A Flow-based Generative Network for Speech Synthesis
BSD 3-Clause "New" or "Revised" License
2.27k stars 529 forks source link

Aligning conditioning information and squeezed input waveform #193

Open adrienchaton opened 4 years ago

adrienchaton commented 4 years ago

Hello, I read your paper and codes, as well as the WaveFlow paper, and I have a question please.

Let's consider for simplicity a batch of squeezed audio x=(N,H,W) and a corresponding upsampled conditioning signal c of the same shape.

x is passed into the invertible convolution, split into (x_a,x_b) and we predict the affine transform of x_b from (x_a,c)

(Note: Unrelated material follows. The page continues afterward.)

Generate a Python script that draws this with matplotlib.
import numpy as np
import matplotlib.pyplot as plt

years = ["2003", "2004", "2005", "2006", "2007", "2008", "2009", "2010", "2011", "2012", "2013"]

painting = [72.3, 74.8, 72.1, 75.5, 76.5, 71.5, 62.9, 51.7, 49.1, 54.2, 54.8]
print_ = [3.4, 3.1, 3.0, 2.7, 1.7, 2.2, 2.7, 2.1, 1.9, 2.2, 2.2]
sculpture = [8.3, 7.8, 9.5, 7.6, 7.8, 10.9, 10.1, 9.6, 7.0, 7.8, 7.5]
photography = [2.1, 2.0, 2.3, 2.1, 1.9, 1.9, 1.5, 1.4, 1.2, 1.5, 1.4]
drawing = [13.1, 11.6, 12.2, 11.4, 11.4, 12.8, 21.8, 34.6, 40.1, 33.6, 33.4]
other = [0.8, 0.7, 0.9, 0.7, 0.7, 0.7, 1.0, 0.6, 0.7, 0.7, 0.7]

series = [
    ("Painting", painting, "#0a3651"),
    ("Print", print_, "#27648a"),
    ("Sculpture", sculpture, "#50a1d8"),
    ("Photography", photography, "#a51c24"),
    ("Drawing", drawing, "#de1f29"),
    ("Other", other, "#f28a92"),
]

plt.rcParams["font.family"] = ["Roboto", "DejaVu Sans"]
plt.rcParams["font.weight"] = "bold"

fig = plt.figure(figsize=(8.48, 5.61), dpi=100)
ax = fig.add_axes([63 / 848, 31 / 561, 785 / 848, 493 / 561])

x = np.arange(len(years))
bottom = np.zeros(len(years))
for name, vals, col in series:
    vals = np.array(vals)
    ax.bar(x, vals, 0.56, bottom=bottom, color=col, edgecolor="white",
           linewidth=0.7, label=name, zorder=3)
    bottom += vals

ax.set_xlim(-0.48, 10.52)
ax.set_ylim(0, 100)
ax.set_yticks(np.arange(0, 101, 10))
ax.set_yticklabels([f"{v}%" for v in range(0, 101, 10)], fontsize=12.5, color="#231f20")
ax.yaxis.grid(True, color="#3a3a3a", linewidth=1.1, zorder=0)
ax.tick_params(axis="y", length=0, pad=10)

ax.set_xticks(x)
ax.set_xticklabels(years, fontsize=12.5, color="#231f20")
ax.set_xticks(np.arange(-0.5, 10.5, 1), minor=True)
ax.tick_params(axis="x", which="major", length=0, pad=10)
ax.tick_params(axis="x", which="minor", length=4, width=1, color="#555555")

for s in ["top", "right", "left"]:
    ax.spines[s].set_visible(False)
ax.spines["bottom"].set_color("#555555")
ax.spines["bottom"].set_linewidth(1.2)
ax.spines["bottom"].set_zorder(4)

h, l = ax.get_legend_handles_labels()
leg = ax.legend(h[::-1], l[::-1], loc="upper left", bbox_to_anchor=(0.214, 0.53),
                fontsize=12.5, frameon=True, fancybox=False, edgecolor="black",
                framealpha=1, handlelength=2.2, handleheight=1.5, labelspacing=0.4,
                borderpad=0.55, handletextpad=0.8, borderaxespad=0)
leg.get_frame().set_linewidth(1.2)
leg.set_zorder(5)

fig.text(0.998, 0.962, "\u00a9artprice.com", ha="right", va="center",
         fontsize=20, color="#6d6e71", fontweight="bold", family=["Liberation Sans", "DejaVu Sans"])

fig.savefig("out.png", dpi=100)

In WaveFlow, they use a reverse operation instead of mixing channels with the invertible convolution. And they note that the conditioning should be permuted and split accordingly in order to keep the height dimension aligned with x.

Does it make sense to you to pass c into the same invertible convolution and split into (c_a,c_b) so that we would predict the affine transform as (x_a,c_a) ? And for inference, as well pass the conditioning signal into the inverted convolution ?

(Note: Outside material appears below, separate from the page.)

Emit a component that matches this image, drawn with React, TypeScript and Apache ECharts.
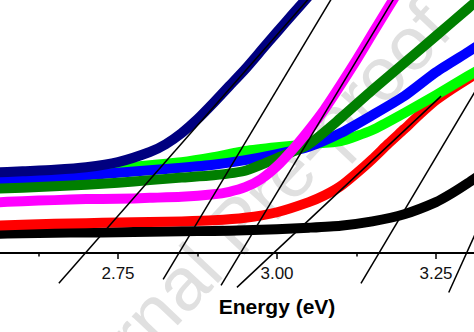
import React, { useEffect, useRef } from "react";
import * as echarts from "echarts";

// Energy (eV) vs (αhν)² (a.u.)
const navy = [[2.55,3.17],[2.60,3.23],[2.65,3.29],[2.70,3.39],[2.75,3.59],[2.80,3.99],[2.825,4.30],[2.85,4.74],[2.875,5.29],[2.90,5.93],[2.925,6.60],[2.95,7.27],[2.975,8.00],[3.00,8.73],[3.025,9.45],[3.05,10.16]];
const lightGreen = [[2.55,3.11],[2.60,3.15],[2.65,3.19],[2.70,3.25],[2.75,3.35],[2.80,3.47],[2.85,3.59],[2.90,3.79],[2.95,4.03],[3.00,4.18],[3.05,4.30],[3.10,4.42],[3.15,4.86],[3.20,5.53],[3.25,6.24],[3.30,6.99],[3.325,7.35]];
const blue = [[2.55,2.90],[2.60,2.94],[2.65,3.00],[2.70,3.07],[2.75,3.17],[2.80,3.27],[2.85,3.37],[2.90,3.49],[2.95,3.67],[3.00,3.91],[3.05,4.20],[3.10,4.74],[3.15,5.45],[3.20,6.20],[3.25,7.15],[3.30,7.94],[3.325,8.34]];
const darkGreen = [[2.55,2.54],[2.60,2.58],[2.65,2.64],[2.70,2.70],[2.75,2.78],[2.80,2.88],[2.85,2.98],[2.90,3.07],[2.95,3.25],[3.00,3.75],[3.05,4.30],[3.10,5.33],[3.15,6.44],[3.20,7.51],[3.25,8.58],[3.30,9.66],[3.325,10.20]];
const magenta = [[2.55,1.99],[2.60,2.05],[2.65,2.09],[2.70,2.13],[2.75,2.14],[2.80,2.18],[2.85,2.22],[2.90,2.32],[2.925,2.42],[2.95,2.60],[2.975,2.92],[3.00,3.43],[3.025,4.10],[3.05,4.86],[3.075,5.69],[3.10,6.64],[3.125,7.63],[3.15,8.67],[3.175,9.70],[3.20,10.71]];
const red = [[2.55,1.08],[2.60,1.12],[2.65,1.16],[2.70,1.18],[2.75,1.21],[2.80,1.23],[2.85,1.25],[2.90,1.29],[2.95,1.39],[3.00,1.61],[3.05,2.01],[3.075,2.28],[3.10,2.64],[3.125,3.15],[3.15,3.71],[3.175,4.32],[3.20,4.90],[3.225,5.49],[3.25,6.04],[3.275,6.48],[3.30,6.88],[3.325,7.27]];
const black = [[2.55,0.76],[2.60,0.78],[2.65,0.80],[2.70,0.81],[2.75,0.82],[2.80,0.84],[2.85,0.86],[2.90,0.87],[2.95,0.90],[3.00,0.94],[3.05,1.00],[3.10,1.08],[3.15,1.25],[3.20,1.53],[3.25,2.01],[3.275,2.36],[3.30,2.76],[3.325,3.19]];

// tangent (band-gap extrapolation) lines
const tangents = [
  [[2.657,-1.20],[3.062,10.40]],
  [[2.821,-1.04],[3.094,10.40]],
  [[2.912,-1.28],[3.192,10.40]],
  [[2.937,-1.36],[3.258,6.20]],
  [[3.132,-1.20],[3.397,10.0]],
  [[3.270,-1.56],[3.407,6.04]],
];

const xTicks = { min: 2.5, max: 3.5, interval: 0.25 };
const FONT = '"Liberation Sans", Arial, Helvetica, sans-serif';

export default function App() {
  const ref = useRef<HTMLDivElement>(null);
  useEffect(() => {
    document.body.style.margin = "0";
    const chart = echarts.init(ref.current!, null, { renderer: "svg" });
    const curves: [number[][], string][] = [
      [black, "#000000"],
      [red, "#ff0000"],
      [lightGreen, "#00ff00"],
      [blue, "#0000ff"],
      [darkGreen, "#007f00"],
      [navy, "#000080"],
      [magenta, "#ff00ff"],
    ];
    chart.setOption({
      animation: false,
      backgroundColor: "#ffffff",
      grid: { left: -41, width: 636, top: 0, bottom: 79, outerBoundsMode: "none", containLabel: false },
      graphic: {
        elements: [
          {
            type: "text",
            x: 237,
            y: 225,
            rotation: 0.813,
            z: 0,
            silent: true,
            style: {
              text: "Journal Pre-proof",
              fontSize: 75,
              fontFamily: FONT,
              fill: "#e0e0e0",
              align: "center",
              verticalAlign: "middle",
            },
          },
        ],
      },
      xAxis: {
        type: "value",
        min: xTicks.min,
        max: xTicks.max,
        interval: xTicks.interval,
        name: "Energy (eV)",
        nameLocation: "middle",
        nameGap: 43,
        nameTextStyle: { fontSize: 21, fontWeight: "bold", color: "#000", fontFamily: FONT },
        axisLine: { onZero: false, lineStyle: { color: "#000", width: 2 } },
        axisTick: { inside: false, length: 6, lineStyle: { color: "#000", width: 1.5 } },
        minorTick: { show: true, splitNumber: 2, length: 3.5, lineStyle: { color: "#000", width: 1.5 } },
        axisLabel: {
          color: "#111",
          fontSize: 17,
          fontFamily: FONT,
          margin: 12,
          showMinLabel: false,
          showMaxLabel: false,
          formatter: (v: number) => v.toFixed(2),
        },
        splitLine: { show: false },
      },
      yAxis: { type: "value", min: 0, max: 10, show: false, splitLine: { show: false } },
      series: [
        ...curves.map(([d, c], i) => ({
          type: "line",
          data: d,
          symbol: "none",
          showSymbol: false,
          smooth: 0.2,
          z: 3 + i,
          silent: true,
          lineStyle: { color: c, width: 10, join: "round" },
        })),
        ...tangents.map((d) => ({
          type: "line",
          data: d,
          symbol: "none",
          showSymbol: false,
          clip: false,
          z: 20,
          silent: true,
          lineStyle: { color: "#000", width: 1.5 },
        })),
      ],
    });
    return () => chart.dispose();
  }, []);
  return <div ref={ref} style={{ width: 474, height: 332, background: "#fff" }} />;
}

Otherwise, it appears to me that the conditioning is more or less "averaged" over the squeeze dimension (height).

Thanks for your hints and work

rafaelvalle commented 4 years ago

In the setup you propose the affine parameters that modify c are independent from x. This is not very different from this in Waveglow, which is a more "expressive" transformation than permuting the dimensions.

In WaveGlow, the fold/unfold operation is done to both the conditioning signal and audio, as you can see here. This guarantees that conditioning signal and audio are temporarily aligned.

adrienchaton commented 4 years ago

Thank you for your comments !

Yes, the unfold operation on both audio x and conditioning c ensures that the squeeze channels are aligned for both. I was wondering about the alignement in between individual samples within the squeeze dimension. It is not explicit as proposed in WaveFlow but for every invertible convolution mixing x there is a cond_layer which is as well mixing c across the following residual convolution layers, all along the aligned squeeze dimension. So it makes sense !